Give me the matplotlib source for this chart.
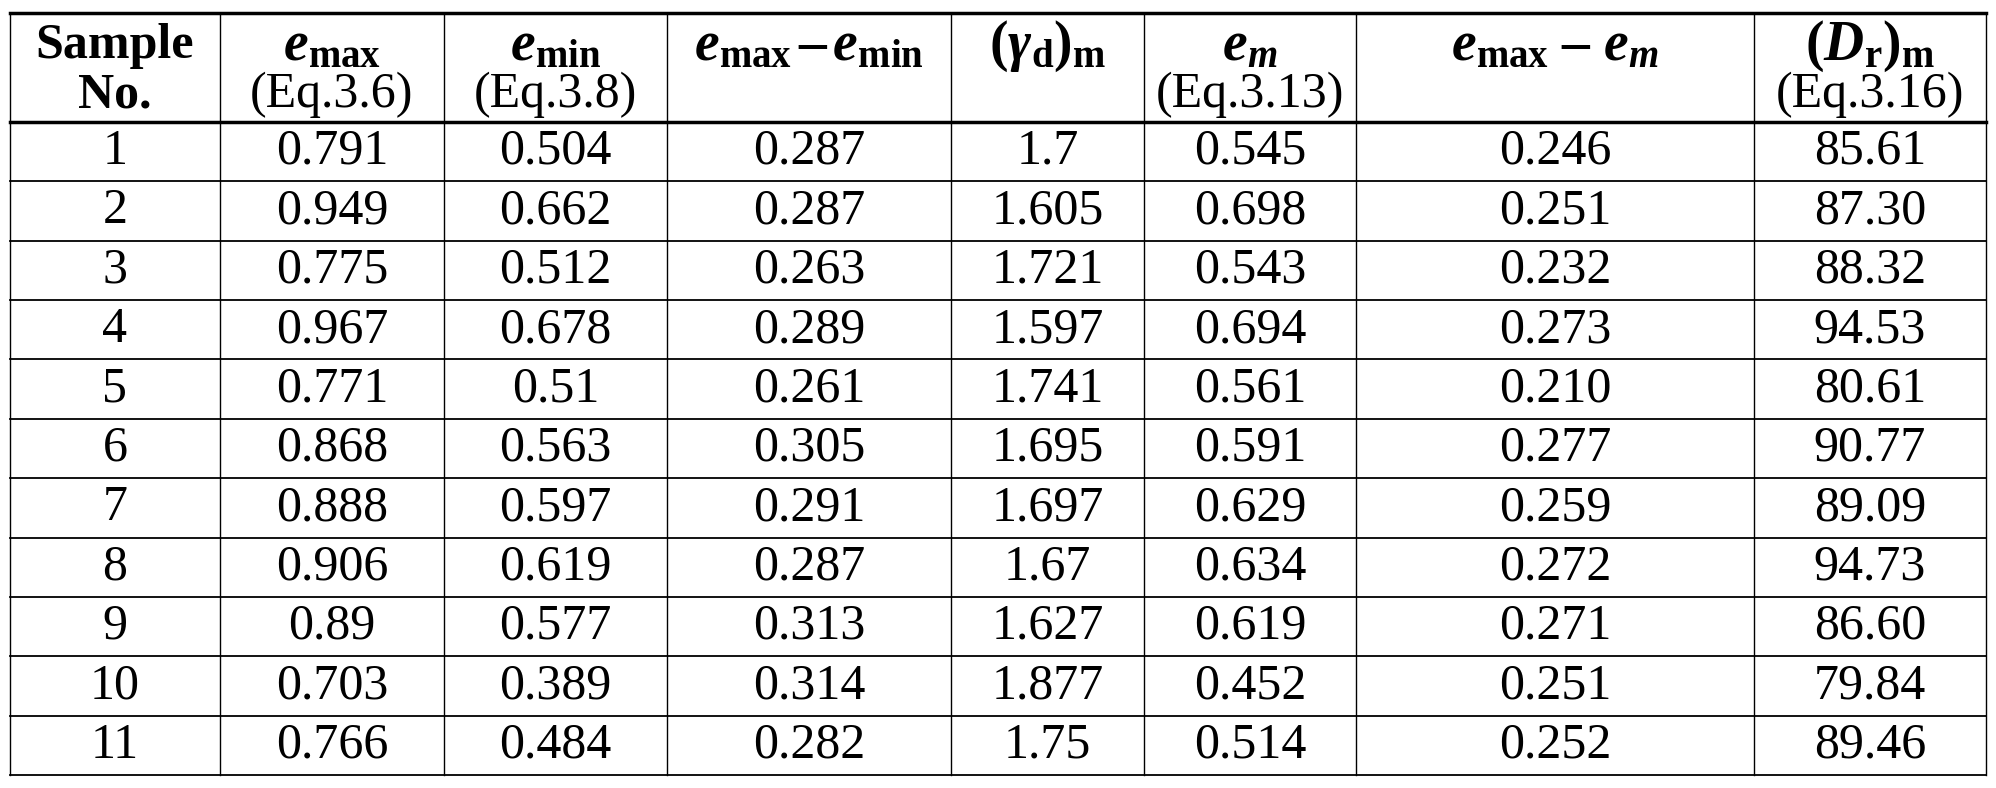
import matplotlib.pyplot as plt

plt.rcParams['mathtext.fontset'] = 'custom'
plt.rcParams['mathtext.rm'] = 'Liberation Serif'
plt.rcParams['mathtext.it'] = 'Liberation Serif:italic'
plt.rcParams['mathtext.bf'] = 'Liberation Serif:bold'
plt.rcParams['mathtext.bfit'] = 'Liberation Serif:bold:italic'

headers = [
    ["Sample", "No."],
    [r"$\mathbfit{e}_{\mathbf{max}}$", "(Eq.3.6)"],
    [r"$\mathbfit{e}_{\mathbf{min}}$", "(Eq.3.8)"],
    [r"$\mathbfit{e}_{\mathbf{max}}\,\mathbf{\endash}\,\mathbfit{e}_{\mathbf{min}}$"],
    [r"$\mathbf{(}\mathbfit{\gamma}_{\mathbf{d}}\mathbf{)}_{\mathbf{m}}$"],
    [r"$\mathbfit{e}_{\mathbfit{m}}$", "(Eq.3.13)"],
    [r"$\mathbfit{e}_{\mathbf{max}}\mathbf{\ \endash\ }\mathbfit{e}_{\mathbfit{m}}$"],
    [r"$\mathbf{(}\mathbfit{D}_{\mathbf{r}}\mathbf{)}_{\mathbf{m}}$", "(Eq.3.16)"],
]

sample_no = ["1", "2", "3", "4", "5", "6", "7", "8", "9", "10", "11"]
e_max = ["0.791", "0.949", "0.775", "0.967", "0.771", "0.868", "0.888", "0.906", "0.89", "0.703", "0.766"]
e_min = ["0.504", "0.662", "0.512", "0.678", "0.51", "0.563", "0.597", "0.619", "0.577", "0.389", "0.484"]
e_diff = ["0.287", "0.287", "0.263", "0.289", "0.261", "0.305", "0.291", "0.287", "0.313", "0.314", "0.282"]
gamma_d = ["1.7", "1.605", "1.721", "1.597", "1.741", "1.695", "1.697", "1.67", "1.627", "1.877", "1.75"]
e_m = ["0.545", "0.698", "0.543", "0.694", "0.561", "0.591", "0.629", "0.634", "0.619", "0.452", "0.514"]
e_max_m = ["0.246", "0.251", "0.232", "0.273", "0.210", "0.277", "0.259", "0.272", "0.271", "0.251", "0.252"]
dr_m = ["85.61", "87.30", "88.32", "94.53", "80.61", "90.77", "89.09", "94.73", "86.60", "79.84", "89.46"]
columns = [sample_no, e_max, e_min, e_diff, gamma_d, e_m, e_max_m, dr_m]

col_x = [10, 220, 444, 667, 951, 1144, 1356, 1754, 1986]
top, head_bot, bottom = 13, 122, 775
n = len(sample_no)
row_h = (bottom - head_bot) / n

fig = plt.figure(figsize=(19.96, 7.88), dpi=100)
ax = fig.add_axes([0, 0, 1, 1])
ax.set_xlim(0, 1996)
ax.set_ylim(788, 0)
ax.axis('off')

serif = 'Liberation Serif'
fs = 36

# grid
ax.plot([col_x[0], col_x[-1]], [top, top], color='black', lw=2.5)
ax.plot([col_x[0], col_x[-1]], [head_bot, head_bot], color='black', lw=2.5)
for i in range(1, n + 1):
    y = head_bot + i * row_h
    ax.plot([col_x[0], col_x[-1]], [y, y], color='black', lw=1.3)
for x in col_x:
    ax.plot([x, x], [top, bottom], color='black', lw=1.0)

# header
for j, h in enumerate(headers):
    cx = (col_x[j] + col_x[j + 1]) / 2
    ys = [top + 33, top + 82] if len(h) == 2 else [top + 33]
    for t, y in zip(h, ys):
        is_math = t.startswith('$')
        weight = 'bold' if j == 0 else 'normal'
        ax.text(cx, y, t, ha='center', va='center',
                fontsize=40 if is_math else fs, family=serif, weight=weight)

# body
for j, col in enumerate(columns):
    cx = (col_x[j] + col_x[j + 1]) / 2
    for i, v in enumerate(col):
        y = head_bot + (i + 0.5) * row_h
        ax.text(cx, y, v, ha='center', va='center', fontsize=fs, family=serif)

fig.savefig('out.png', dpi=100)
· · · · · · ·
◆ OBJECTIVE
Every line from the start of the listing above through the line with "plt.rcParams['mathtext.bfit'] = 'Liberation" should be repeated exactly; skip the pictures and add nothing else.

◆ RESULT OF THIS TASK
Give me the matplotlib source for this chart.
import matplotlib.pyplot as plt

plt.rcParams['mathtext.fontset'] = 'custom'
plt.rcParams['mathtext.rm'] = 'Liberation Serif'
plt.rcParams['mathtext.it'] = 'Liberation Serif:italic'
plt.rcParams['mathtext.bf'] = 'Liberation Serif:bold'
plt.rcParams['mathtext.bfit'] = 'Liberation Serif:bold:italic'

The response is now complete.